Among the benefits the legislation will bring about, it will improve six significant drainages and several federal water structures that are some of the oldest and most in need of repair in the country. The compact will also keep wildlife and fish habitat healthier and municipal water supplies cleaner. Furthermore, it upholds agreements by the state that will strengthen irrigation for neighboring farmlands called Montana’s “Golden Triangle” for its wheat production, in addition to its rich barley and hay. 

The Blackfeet Water Settlement Act, accompanied with the State of Montana’s investments, also upholds the Birch Creek Agreement, which ensured that water would remain deliverable to nearby farmlands, such as the Pondera County Canal and Reservoir Company which supplies water to approximately 450 water users for irrigation and stock watering purposes and provides municipal water to the citizens of the City of Conrad, Montana (pop. 2570) and area residents. This agreement ensures nearby productive farmlands remain productive well into the future by providing federal investment in the Four Horns infrastructure.
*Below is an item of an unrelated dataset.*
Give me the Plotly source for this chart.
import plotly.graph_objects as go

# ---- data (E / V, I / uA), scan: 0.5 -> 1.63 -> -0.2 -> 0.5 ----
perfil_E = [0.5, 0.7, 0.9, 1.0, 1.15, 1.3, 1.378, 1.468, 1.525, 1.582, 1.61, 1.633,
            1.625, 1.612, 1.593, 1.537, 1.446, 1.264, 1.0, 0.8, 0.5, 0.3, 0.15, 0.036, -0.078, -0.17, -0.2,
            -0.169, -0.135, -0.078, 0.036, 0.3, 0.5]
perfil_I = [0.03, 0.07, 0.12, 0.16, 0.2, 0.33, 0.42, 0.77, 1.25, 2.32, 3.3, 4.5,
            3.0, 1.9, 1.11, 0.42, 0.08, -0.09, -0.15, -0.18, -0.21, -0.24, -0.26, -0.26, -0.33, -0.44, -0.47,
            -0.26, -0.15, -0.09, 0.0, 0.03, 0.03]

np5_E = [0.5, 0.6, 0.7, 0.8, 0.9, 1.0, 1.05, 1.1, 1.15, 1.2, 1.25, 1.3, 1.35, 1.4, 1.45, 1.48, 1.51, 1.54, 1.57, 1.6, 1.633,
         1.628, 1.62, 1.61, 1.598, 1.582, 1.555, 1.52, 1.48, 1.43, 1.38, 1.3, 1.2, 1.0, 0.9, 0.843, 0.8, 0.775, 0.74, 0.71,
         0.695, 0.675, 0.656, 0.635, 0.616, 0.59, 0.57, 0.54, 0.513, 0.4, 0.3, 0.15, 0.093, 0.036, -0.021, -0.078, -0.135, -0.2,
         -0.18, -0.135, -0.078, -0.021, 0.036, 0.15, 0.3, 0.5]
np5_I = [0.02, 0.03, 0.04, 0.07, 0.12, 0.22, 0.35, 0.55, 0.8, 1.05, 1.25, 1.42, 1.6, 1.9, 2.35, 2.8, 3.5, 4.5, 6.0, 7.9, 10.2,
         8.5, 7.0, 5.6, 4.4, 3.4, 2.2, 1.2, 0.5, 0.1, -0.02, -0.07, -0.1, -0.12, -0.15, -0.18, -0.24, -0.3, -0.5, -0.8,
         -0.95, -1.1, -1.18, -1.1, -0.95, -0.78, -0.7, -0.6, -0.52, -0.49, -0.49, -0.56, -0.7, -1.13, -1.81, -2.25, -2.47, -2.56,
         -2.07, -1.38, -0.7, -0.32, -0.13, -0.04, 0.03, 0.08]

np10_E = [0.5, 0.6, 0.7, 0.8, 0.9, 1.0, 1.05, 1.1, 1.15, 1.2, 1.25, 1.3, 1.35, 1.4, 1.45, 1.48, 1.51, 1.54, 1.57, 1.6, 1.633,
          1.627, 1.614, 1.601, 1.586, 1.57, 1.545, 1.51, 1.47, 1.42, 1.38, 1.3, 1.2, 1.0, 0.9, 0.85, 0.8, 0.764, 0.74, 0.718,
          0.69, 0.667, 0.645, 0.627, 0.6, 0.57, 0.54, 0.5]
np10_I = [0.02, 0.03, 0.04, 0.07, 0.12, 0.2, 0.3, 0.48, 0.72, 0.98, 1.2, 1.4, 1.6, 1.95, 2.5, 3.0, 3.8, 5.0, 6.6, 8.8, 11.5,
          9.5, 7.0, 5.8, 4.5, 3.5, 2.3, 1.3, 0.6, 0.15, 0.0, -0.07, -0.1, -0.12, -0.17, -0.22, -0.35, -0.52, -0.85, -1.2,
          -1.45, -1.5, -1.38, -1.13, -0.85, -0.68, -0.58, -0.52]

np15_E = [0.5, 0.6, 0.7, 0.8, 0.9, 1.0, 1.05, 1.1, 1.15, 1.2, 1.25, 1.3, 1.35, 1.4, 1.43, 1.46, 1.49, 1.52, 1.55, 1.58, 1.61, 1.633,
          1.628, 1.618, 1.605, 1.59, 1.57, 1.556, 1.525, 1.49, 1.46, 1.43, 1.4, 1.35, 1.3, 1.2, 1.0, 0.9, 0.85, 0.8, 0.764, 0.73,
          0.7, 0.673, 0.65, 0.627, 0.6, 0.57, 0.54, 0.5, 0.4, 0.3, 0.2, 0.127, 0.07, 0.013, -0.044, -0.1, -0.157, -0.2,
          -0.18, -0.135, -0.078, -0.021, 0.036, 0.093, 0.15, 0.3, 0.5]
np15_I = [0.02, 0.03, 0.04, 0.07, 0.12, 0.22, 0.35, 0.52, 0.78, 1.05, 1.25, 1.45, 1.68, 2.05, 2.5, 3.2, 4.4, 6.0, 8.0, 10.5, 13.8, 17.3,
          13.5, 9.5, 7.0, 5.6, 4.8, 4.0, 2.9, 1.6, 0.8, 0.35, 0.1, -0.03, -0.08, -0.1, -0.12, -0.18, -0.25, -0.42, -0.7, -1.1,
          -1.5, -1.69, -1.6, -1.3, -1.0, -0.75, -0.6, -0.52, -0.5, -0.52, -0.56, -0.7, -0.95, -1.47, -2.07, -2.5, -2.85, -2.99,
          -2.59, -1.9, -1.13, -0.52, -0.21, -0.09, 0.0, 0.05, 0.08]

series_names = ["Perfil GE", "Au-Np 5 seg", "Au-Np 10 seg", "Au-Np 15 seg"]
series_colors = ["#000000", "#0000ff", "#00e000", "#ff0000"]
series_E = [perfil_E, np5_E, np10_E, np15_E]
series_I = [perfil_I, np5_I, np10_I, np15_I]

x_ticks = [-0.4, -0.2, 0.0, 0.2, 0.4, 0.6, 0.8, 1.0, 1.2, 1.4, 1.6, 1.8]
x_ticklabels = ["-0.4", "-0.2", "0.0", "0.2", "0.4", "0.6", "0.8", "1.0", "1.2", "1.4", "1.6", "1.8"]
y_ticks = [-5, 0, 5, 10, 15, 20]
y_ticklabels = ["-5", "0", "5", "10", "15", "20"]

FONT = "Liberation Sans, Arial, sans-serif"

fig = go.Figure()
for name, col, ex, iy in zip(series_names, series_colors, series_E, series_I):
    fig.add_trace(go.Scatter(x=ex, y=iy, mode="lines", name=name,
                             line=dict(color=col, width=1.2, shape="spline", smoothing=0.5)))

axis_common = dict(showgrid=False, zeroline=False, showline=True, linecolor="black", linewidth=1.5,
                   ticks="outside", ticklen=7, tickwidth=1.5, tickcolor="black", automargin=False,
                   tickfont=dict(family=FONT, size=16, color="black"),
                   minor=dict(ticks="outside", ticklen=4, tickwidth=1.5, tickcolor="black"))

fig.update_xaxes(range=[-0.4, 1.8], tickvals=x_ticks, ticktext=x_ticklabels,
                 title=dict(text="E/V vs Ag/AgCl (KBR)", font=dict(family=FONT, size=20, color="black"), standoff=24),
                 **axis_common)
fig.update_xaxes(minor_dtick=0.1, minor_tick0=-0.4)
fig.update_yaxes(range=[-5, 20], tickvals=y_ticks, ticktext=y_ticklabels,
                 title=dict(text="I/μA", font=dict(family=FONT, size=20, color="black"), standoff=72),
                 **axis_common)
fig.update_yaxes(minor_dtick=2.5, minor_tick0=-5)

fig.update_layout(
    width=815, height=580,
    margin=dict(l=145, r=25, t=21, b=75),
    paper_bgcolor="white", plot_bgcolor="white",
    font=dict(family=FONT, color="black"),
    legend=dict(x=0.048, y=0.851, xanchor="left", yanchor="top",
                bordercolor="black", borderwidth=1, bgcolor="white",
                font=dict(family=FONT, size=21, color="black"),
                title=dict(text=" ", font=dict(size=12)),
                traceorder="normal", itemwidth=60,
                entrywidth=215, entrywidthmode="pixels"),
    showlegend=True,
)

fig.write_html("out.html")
The Compact also helps spur more investment in the St. Mary’s Facilities of the Milk River Project—which helps provide water to over 14,000 Montanans and irrigates over 100,000 acres on 600 plus farms across the Hi-Line.
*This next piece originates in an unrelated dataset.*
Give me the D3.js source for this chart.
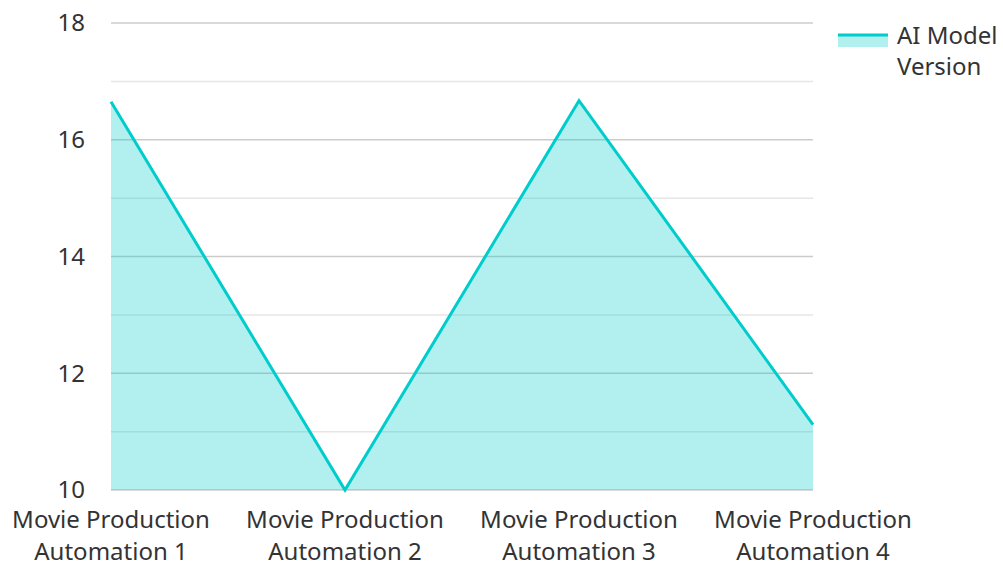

Timeline on the Blackfeet Water Rights Settlement:

  • Modern efforts to quantify the Blackfeet Tribe’s reserved water rights began in 1979 when the State of Montana filed suit in State court as part of the statewide water rights adjudication proceeding.  
  • At the same time, the United States filed a case in federal court in Montana to adjudicate the Tribe’s reserved water rights claims.
  • The question of jurisdiction that arose as a result of the two lawsuits was decided in 1983 by the United States Supreme Court, which held that state court was the appropriate forum to adjudicate tribal reserved water rights pursuant to the McCarran Amendment, 43 U.S.C. § 666.
  • In 1989, the Tribe initiated negotiations with the Montana Compact Commission.
  • In 1990, the Department of the Interior appointed a federal Negotiation Team to assist in achieving a negotiated settlement of the Tribe’s reserved water rights claims.  
  • The State of Montana and the Tribe reached an agreement in 2007 in the form of a Compact.
  • On March 16, 2009, the Montana State House passed the agreement by an overwhelmingly bipartisan vote of 87-12.
  • On March 20, 2009, the Montana State Senate passed the agreement by a nearly unanimous vote of 48-2.
  • Federal legislation to authorize the Compact was first introduced in 2010 and has been reintroduced every Congress since, including on April 28, 2015 by Senators Tester and Daines.
  • Since its initial introduction, the administration has been negotiating with the Tribe and the State to resolve important federal concerns relating to cost, cost sharing, federal interests, and federal responsibilities.
  • On February 3, 2016 the legislation passed the Senate Committee on Indian Affairs for the first time, marking the first committee vote on Indian water rights legislation in more than five years.
  • On May 24, 2016, the House Committee on Natural Resources held its first-ever hearing on the legislation.
  • On November 15, 2016, the House Committee on Natural Resources passed the legislation out of committee.
  • On September 15, 2016, the Senate passed the legislation as part of Water Resources Development Act.